Data excerpt:
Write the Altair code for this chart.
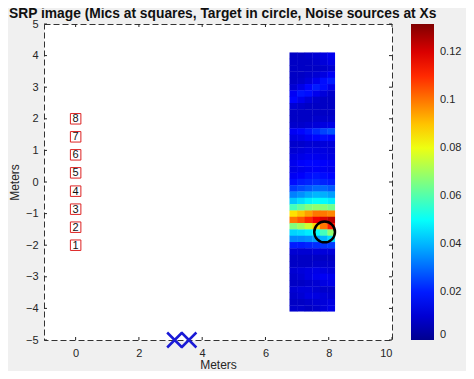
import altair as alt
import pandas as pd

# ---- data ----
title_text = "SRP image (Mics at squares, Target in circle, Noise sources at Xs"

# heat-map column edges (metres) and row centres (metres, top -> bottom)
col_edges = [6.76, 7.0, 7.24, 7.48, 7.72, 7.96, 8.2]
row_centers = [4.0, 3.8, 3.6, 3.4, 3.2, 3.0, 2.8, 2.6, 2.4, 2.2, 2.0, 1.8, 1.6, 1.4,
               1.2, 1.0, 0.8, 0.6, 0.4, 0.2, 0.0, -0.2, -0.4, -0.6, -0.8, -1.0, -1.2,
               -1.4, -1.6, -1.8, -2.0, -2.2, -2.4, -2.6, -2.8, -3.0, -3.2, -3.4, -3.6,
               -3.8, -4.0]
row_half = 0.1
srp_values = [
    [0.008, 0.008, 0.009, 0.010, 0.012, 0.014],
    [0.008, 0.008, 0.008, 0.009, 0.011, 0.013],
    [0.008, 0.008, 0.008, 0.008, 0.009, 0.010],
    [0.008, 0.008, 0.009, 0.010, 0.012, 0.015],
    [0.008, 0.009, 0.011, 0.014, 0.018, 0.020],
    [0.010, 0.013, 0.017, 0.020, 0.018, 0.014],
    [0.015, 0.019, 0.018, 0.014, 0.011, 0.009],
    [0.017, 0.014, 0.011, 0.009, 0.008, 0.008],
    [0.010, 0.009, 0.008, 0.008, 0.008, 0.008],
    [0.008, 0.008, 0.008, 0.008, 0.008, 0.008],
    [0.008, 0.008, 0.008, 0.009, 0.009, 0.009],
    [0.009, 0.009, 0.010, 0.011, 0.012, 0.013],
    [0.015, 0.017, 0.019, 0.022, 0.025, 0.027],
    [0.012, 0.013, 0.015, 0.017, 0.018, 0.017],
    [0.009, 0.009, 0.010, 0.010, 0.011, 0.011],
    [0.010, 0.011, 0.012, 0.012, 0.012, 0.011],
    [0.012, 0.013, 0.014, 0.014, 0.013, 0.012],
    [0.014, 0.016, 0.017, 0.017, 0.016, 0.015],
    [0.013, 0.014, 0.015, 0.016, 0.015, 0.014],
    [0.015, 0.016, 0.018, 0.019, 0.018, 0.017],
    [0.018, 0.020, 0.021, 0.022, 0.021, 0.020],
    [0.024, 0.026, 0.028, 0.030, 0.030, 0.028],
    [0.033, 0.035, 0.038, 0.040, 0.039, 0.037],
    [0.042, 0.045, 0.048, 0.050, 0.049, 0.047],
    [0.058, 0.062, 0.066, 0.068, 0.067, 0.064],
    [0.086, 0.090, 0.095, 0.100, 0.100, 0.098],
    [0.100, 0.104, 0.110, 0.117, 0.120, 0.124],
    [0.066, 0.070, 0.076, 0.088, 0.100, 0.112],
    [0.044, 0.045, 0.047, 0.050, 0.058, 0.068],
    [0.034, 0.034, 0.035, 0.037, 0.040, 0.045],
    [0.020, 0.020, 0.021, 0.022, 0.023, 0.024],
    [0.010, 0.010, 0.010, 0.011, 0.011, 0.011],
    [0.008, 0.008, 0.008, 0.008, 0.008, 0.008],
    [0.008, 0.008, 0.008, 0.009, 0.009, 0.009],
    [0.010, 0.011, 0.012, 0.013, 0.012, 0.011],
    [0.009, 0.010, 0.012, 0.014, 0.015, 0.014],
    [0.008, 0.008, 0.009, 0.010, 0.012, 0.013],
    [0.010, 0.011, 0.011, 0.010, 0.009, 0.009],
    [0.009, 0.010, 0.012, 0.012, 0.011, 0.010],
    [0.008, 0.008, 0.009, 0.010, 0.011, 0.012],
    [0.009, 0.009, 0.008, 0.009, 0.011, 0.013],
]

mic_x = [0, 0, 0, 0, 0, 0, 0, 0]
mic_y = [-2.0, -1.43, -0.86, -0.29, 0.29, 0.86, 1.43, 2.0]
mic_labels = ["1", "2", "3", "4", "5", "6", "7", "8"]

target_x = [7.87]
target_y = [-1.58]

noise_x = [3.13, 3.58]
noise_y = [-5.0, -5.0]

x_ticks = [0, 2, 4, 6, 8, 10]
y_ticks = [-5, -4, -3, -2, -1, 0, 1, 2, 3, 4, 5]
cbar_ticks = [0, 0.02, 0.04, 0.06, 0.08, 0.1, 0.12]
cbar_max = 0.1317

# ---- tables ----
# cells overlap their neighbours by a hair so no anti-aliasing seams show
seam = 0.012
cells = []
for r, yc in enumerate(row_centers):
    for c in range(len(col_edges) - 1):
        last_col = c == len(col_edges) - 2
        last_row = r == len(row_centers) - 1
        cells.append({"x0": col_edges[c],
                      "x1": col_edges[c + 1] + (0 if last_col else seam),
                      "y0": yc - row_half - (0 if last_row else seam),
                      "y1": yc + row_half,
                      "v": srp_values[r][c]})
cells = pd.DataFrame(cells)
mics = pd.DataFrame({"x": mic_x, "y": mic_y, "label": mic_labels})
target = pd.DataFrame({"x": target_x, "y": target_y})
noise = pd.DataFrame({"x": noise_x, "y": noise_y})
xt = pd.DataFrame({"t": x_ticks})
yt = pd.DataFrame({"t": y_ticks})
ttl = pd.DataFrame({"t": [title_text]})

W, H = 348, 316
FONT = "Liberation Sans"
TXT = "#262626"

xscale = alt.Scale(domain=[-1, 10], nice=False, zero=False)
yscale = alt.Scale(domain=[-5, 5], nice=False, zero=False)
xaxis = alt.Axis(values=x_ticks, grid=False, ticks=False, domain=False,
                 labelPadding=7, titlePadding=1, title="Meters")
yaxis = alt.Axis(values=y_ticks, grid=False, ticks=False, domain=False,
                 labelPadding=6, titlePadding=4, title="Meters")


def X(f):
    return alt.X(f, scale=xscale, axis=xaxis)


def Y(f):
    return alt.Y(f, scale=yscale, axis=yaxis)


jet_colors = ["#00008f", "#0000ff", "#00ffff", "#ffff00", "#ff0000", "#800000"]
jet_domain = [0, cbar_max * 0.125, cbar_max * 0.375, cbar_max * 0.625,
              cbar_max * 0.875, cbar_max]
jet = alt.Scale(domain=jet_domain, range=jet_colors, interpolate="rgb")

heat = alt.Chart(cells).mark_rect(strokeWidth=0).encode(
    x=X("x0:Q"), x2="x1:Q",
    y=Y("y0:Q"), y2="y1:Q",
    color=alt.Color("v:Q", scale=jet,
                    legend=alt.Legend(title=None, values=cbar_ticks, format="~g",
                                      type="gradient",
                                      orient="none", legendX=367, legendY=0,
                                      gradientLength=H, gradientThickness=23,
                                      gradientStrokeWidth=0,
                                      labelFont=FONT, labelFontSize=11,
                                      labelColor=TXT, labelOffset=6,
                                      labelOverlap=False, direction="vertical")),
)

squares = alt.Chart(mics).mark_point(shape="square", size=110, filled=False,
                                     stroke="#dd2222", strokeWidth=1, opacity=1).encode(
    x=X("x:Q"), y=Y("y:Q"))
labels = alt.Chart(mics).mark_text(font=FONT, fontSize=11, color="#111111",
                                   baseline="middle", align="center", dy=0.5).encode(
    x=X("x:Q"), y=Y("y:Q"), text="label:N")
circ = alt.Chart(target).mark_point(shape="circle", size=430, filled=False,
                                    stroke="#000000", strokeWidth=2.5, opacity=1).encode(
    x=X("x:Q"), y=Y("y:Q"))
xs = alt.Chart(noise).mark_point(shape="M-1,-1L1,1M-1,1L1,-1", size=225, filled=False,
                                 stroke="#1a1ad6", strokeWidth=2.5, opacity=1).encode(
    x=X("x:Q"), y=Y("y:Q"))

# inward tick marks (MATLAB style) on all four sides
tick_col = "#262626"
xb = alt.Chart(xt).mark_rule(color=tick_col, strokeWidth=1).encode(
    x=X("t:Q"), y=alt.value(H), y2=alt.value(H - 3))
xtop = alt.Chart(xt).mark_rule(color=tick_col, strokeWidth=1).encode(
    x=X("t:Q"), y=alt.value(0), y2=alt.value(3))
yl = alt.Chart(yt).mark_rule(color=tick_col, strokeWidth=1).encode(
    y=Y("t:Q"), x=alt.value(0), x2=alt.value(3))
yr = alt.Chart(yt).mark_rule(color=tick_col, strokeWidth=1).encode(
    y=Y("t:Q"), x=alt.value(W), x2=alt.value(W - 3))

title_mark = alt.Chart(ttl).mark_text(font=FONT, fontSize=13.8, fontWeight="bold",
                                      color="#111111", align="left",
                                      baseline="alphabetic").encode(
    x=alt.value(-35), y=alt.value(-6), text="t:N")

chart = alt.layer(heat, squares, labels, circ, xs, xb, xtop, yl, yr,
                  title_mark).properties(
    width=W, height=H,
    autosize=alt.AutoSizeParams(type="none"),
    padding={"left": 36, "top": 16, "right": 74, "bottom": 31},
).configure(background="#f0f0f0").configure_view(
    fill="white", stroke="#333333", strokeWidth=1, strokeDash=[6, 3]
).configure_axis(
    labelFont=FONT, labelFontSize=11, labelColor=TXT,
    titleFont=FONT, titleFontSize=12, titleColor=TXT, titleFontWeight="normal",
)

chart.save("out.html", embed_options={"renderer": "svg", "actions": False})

Problem details: Leave out any pictures and return exactly the lines from the beginning of the data through the line with "image (Mics at", inclusive.

Full answer:
Write the Altair code for this chart.
import altair as alt
import pandas as pd

# ---- data ----
title_text = "SRP image (Mics at squares, Target in circle, Noise sources at Xs"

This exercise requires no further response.